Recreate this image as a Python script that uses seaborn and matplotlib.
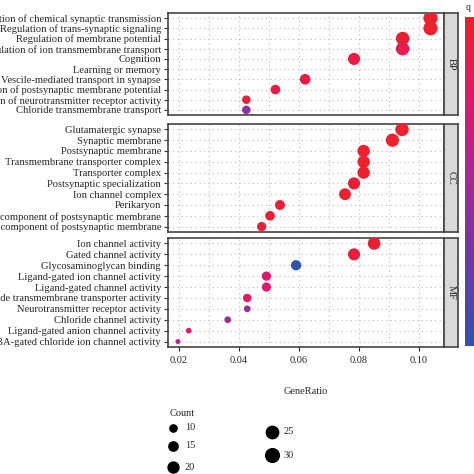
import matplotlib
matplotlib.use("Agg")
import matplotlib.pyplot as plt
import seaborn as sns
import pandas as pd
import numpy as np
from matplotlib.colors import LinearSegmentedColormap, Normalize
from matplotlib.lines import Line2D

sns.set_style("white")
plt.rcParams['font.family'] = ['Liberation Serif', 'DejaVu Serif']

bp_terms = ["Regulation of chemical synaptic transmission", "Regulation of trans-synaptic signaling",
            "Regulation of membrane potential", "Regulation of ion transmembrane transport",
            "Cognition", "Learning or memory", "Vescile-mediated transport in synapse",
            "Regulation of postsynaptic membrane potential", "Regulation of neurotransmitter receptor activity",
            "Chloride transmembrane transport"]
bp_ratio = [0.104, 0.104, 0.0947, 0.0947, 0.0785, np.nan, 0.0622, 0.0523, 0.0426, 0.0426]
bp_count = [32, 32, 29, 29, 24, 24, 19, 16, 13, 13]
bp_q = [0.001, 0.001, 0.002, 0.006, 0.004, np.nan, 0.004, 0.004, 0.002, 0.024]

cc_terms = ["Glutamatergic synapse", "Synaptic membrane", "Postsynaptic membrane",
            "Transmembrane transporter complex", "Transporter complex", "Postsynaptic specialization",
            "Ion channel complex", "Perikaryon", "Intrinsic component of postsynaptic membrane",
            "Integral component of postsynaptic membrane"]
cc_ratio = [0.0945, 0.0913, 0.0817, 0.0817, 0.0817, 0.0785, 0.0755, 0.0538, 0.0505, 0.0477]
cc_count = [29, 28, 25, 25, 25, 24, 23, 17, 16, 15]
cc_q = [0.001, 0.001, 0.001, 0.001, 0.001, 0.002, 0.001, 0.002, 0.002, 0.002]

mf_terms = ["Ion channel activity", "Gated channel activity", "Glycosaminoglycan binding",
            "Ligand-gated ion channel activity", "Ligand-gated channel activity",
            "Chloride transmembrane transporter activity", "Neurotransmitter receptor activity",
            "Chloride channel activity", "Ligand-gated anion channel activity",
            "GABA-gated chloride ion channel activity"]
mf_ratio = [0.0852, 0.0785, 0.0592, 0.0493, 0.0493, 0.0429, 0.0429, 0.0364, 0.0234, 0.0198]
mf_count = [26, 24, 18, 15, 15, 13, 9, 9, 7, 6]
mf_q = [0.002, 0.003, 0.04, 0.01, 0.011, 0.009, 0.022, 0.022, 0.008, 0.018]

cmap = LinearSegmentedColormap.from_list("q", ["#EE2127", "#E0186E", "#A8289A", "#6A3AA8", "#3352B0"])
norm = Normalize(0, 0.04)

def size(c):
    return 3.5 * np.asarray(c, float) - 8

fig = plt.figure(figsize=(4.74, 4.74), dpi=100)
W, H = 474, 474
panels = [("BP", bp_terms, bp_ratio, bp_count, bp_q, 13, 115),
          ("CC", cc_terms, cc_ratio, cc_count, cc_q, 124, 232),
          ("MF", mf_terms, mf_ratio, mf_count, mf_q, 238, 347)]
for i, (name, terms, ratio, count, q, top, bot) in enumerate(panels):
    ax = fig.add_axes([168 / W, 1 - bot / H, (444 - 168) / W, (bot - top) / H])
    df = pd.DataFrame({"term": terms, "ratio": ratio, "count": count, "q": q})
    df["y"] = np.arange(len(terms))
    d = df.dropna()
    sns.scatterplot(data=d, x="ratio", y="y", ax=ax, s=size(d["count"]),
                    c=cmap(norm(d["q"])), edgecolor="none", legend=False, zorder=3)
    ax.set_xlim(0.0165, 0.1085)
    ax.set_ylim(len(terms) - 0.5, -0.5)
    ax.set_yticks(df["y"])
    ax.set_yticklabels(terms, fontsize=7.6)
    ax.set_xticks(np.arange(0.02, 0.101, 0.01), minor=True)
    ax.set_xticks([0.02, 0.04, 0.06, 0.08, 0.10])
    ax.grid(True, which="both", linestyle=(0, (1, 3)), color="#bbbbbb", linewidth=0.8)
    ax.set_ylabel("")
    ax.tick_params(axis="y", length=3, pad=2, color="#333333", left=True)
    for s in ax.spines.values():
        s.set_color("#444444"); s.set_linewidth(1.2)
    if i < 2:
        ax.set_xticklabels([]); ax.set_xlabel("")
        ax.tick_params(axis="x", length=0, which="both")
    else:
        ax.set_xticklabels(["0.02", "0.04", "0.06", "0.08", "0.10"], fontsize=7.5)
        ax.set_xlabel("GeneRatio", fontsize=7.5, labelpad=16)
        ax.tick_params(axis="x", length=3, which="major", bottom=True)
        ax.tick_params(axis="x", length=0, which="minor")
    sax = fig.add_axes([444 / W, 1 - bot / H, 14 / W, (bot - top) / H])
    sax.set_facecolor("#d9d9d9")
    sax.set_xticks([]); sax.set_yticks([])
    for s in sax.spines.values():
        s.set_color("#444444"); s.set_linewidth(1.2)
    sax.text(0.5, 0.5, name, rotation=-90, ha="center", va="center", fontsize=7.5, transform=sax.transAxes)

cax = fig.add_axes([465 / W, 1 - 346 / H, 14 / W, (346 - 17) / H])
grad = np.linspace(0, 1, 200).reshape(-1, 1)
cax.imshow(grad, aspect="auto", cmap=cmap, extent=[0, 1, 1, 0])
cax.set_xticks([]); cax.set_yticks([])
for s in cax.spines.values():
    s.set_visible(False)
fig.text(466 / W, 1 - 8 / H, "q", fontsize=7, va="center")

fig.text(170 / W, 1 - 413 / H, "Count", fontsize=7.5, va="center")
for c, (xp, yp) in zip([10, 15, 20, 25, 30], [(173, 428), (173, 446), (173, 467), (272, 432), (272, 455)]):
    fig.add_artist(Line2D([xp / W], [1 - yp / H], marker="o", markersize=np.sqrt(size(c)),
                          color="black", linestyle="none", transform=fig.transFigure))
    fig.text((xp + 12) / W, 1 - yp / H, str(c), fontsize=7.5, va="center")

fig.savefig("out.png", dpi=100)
----------------
Give again, exactly, the lines from the start of the data through the one holding "from matplotlib.lines import Line2D"; omit the pictures.

Recreate this image as a Python script that uses seaborn and matplotlib.
import matplotlib
matplotlib.use("Agg")
import matplotlib.pyplot as plt
import seaborn as sns
import pandas as pd
import numpy as np
from matplotlib.colors import LinearSegmentedColormap, Normalize
from matplotlib.lines import Line2D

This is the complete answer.